-- START OF Exercise material --

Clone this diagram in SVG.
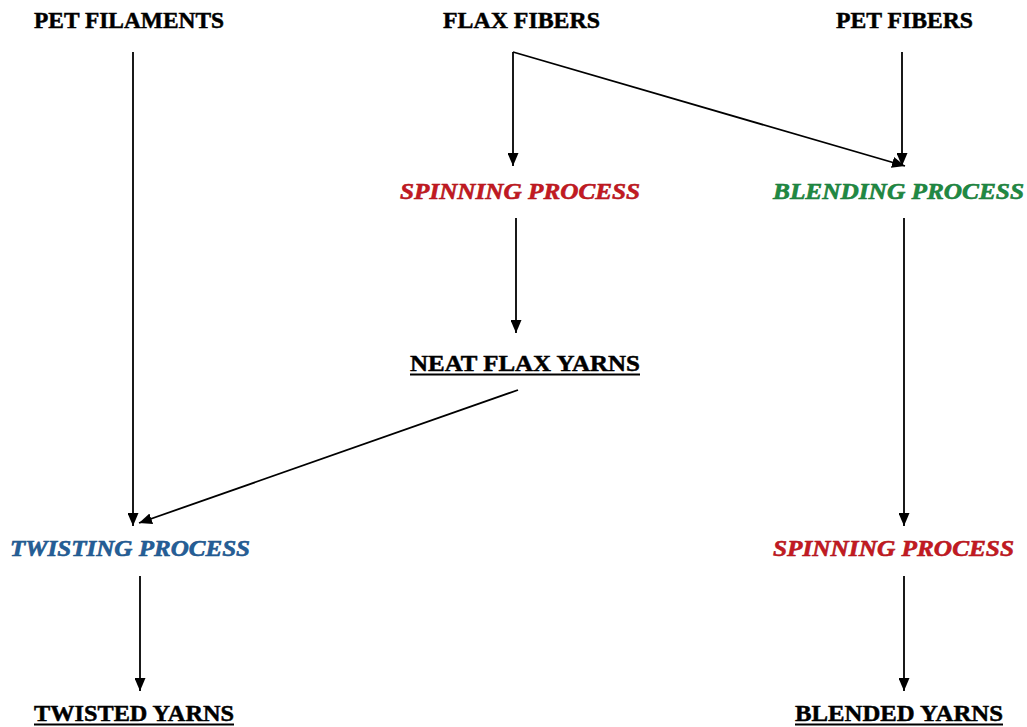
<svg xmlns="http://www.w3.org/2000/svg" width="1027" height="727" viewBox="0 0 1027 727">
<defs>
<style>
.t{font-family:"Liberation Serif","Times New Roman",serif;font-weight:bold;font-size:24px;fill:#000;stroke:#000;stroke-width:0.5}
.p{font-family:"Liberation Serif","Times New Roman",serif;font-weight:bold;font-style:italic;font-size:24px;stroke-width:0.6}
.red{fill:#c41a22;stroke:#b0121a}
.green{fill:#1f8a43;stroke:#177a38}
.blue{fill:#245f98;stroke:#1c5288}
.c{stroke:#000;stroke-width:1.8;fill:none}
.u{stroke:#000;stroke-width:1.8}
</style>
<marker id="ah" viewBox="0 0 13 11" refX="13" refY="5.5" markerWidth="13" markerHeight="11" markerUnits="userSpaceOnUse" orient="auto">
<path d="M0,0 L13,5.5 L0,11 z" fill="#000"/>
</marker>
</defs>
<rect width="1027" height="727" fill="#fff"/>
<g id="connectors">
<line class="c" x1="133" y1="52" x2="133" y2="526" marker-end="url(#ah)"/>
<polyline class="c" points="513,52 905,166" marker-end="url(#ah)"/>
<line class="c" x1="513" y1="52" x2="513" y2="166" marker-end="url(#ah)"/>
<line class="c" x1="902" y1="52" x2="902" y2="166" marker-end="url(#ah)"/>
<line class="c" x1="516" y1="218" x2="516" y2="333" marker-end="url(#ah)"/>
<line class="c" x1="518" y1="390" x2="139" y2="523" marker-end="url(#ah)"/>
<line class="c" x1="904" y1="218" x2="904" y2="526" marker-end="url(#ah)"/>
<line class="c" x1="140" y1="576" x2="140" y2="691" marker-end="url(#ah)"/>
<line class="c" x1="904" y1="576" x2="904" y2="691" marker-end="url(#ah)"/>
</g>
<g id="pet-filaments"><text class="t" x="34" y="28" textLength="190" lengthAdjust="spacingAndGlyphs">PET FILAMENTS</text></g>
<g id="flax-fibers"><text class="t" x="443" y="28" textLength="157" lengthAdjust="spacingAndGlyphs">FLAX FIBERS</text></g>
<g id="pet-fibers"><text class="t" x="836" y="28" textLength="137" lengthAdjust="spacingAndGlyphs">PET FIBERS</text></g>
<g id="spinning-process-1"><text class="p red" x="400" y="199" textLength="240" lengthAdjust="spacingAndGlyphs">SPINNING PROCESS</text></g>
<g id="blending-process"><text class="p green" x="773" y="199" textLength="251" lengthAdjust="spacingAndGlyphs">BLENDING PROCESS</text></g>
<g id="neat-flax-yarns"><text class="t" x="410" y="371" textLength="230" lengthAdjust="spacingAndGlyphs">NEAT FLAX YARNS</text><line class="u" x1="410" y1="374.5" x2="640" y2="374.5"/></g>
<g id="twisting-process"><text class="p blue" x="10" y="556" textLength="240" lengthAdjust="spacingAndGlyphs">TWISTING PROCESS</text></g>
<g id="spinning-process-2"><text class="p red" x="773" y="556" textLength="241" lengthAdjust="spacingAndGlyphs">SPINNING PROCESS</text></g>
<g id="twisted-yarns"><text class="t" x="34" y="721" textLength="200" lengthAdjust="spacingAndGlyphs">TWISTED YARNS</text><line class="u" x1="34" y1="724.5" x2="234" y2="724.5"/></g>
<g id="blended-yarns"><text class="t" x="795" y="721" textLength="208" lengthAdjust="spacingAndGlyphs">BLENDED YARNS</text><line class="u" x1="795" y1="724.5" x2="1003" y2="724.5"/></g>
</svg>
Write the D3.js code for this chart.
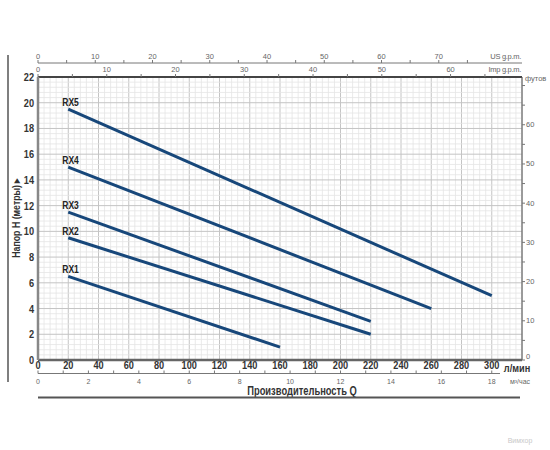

-- END OF Exercise material --
-- START OF Exercise material --

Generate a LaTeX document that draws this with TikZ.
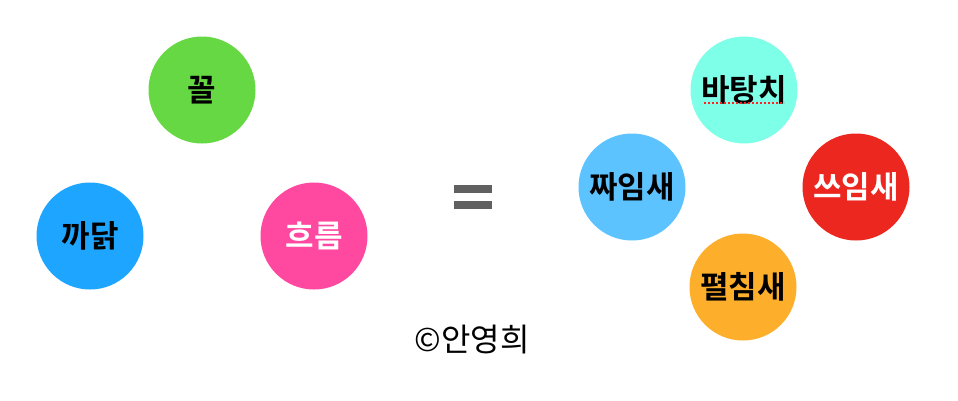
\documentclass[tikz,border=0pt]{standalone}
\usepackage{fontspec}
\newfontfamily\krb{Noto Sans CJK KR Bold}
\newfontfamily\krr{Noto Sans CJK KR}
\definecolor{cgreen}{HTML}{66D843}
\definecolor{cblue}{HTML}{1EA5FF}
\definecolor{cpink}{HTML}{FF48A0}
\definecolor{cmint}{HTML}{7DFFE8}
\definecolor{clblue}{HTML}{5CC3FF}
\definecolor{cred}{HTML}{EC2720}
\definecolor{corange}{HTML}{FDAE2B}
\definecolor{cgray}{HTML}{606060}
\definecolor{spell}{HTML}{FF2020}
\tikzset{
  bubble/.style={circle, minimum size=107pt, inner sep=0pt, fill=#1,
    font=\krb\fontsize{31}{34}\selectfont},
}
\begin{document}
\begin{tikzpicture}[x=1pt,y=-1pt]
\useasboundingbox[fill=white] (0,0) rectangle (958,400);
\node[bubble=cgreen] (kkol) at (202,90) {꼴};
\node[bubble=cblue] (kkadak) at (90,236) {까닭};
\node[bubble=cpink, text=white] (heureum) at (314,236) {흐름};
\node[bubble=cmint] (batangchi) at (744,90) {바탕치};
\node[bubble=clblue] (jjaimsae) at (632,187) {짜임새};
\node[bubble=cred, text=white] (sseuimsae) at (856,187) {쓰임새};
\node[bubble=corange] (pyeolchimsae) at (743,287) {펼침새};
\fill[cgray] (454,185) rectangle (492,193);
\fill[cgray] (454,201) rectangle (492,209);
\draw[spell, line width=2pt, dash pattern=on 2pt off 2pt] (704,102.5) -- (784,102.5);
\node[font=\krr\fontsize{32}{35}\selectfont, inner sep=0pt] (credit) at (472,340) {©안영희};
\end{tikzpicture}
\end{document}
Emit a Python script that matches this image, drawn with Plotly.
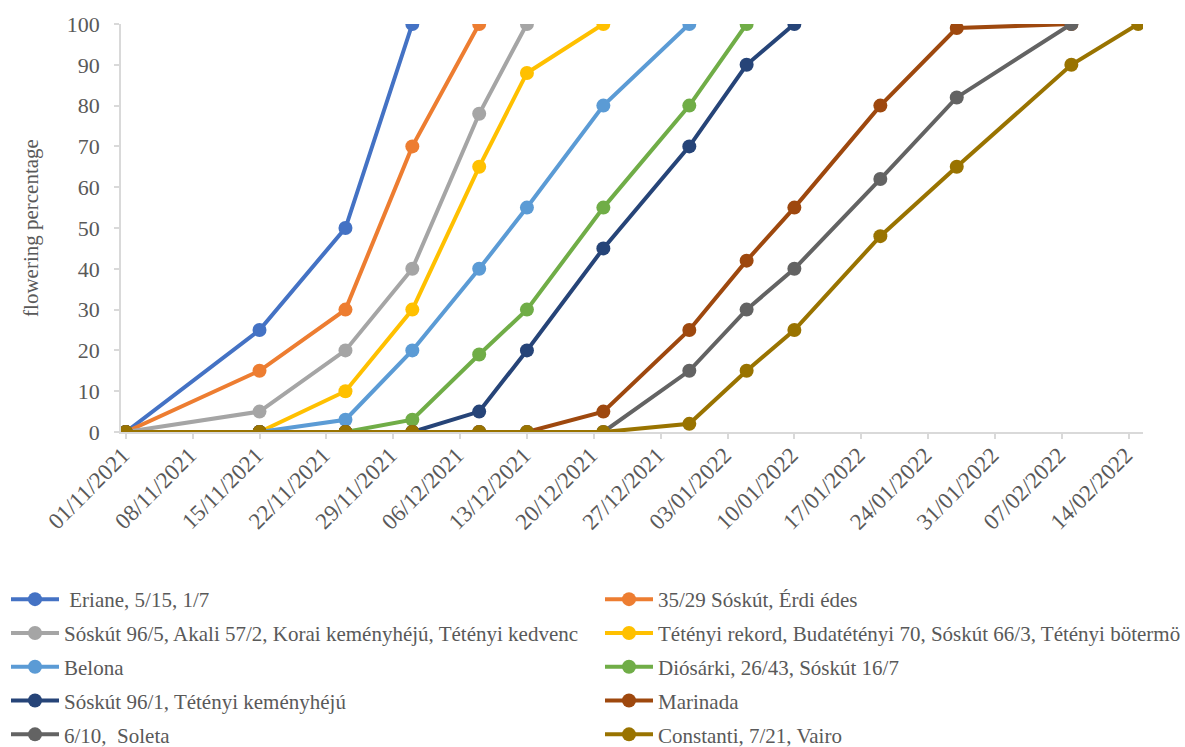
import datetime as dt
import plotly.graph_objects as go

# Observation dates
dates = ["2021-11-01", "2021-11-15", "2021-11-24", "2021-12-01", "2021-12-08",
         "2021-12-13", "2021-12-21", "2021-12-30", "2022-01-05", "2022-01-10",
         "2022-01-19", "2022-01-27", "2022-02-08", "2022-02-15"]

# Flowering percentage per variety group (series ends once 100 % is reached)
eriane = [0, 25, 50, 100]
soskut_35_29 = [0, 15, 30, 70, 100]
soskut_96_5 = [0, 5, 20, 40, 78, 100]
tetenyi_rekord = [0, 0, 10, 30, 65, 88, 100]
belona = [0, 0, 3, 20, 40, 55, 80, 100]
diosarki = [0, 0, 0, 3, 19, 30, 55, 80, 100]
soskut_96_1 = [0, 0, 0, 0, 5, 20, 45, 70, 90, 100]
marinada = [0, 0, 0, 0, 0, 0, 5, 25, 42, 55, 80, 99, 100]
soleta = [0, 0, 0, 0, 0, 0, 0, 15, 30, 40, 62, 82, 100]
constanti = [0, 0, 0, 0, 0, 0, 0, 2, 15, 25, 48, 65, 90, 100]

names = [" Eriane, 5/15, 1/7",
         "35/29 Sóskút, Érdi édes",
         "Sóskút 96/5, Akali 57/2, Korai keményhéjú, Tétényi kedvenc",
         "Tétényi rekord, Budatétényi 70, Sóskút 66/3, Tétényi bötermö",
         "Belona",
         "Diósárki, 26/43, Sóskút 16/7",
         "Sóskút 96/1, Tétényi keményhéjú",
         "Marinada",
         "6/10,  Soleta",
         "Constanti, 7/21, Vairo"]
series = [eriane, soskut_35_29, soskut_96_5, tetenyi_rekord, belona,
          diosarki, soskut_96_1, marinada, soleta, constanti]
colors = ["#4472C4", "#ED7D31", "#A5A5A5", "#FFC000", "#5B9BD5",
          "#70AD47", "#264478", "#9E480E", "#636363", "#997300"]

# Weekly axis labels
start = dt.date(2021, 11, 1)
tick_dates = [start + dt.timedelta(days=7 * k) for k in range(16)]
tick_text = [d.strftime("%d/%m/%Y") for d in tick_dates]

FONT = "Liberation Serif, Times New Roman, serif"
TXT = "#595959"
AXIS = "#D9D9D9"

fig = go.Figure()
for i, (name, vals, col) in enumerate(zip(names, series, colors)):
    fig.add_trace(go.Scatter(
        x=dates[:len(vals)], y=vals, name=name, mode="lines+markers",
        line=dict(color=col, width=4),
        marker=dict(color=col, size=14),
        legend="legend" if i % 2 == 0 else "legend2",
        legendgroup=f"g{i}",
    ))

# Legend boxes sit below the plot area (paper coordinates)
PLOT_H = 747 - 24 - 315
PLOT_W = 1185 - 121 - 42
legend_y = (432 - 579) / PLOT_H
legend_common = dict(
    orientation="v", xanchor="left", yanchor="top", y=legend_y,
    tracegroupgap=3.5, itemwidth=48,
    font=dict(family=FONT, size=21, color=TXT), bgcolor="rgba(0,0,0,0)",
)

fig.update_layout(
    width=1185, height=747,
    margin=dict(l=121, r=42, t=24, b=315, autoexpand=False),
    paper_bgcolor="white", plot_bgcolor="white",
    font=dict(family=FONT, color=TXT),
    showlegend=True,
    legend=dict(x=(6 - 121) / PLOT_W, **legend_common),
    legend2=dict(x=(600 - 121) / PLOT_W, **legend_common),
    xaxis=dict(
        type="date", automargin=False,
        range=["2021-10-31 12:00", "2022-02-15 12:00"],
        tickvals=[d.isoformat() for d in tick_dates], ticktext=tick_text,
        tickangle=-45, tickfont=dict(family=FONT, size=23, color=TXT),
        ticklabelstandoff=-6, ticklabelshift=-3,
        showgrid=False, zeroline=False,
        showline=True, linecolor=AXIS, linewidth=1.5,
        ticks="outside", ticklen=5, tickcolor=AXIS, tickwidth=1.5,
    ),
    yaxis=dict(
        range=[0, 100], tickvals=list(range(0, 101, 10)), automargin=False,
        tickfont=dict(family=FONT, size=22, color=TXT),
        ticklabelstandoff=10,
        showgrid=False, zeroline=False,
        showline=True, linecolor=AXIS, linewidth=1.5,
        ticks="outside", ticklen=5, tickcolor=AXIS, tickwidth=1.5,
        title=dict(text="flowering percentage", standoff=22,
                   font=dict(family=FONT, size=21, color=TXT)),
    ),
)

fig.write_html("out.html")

-- END OF Exercise material --

Repeat exactly, and only, the lines from the one containing "Emit a Python" through the one containing "65, 90, 100]", both included, without the pictures.

Emit a Python script that matches this image, drawn with Plotly.
import datetime as dt
import plotly.graph_objects as go

# Observation dates
dates = ["2021-11-01", "2021-11-15", "2021-11-24", "2021-12-01", "2021-12-08",
         "2021-12-13", "2021-12-21", "2021-12-30", "2022-01-05", "2022-01-10",
         "2022-01-19", "2022-01-27", "2022-02-08", "2022-02-15"]

# Flowering percentage per variety group (series ends once 100 % is reached)
eriane = [0, 25, 50, 100]
soskut_35_29 = [0, 15, 30, 70, 100]
soskut_96_5 = [0, 5, 20, 40, 78, 100]
tetenyi_rekord = [0, 0, 10, 30, 65, 88, 100]
belona = [0, 0, 3, 20, 40, 55, 80, 100]
diosarki = [0, 0, 0, 3, 19, 30, 55, 80, 100]
soskut_96_1 = [0, 0, 0, 0, 5, 20, 45, 70, 90, 100]
marinada = [0, 0, 0, 0, 0, 0, 5, 25, 42, 55, 80, 99, 100]
soleta = [0, 0, 0, 0, 0, 0, 0, 15, 30, 40, 62, 82, 100]
constanti = [0, 0, 0, 0, 0, 0, 0, 2, 15, 25, 48, 65, 90, 100]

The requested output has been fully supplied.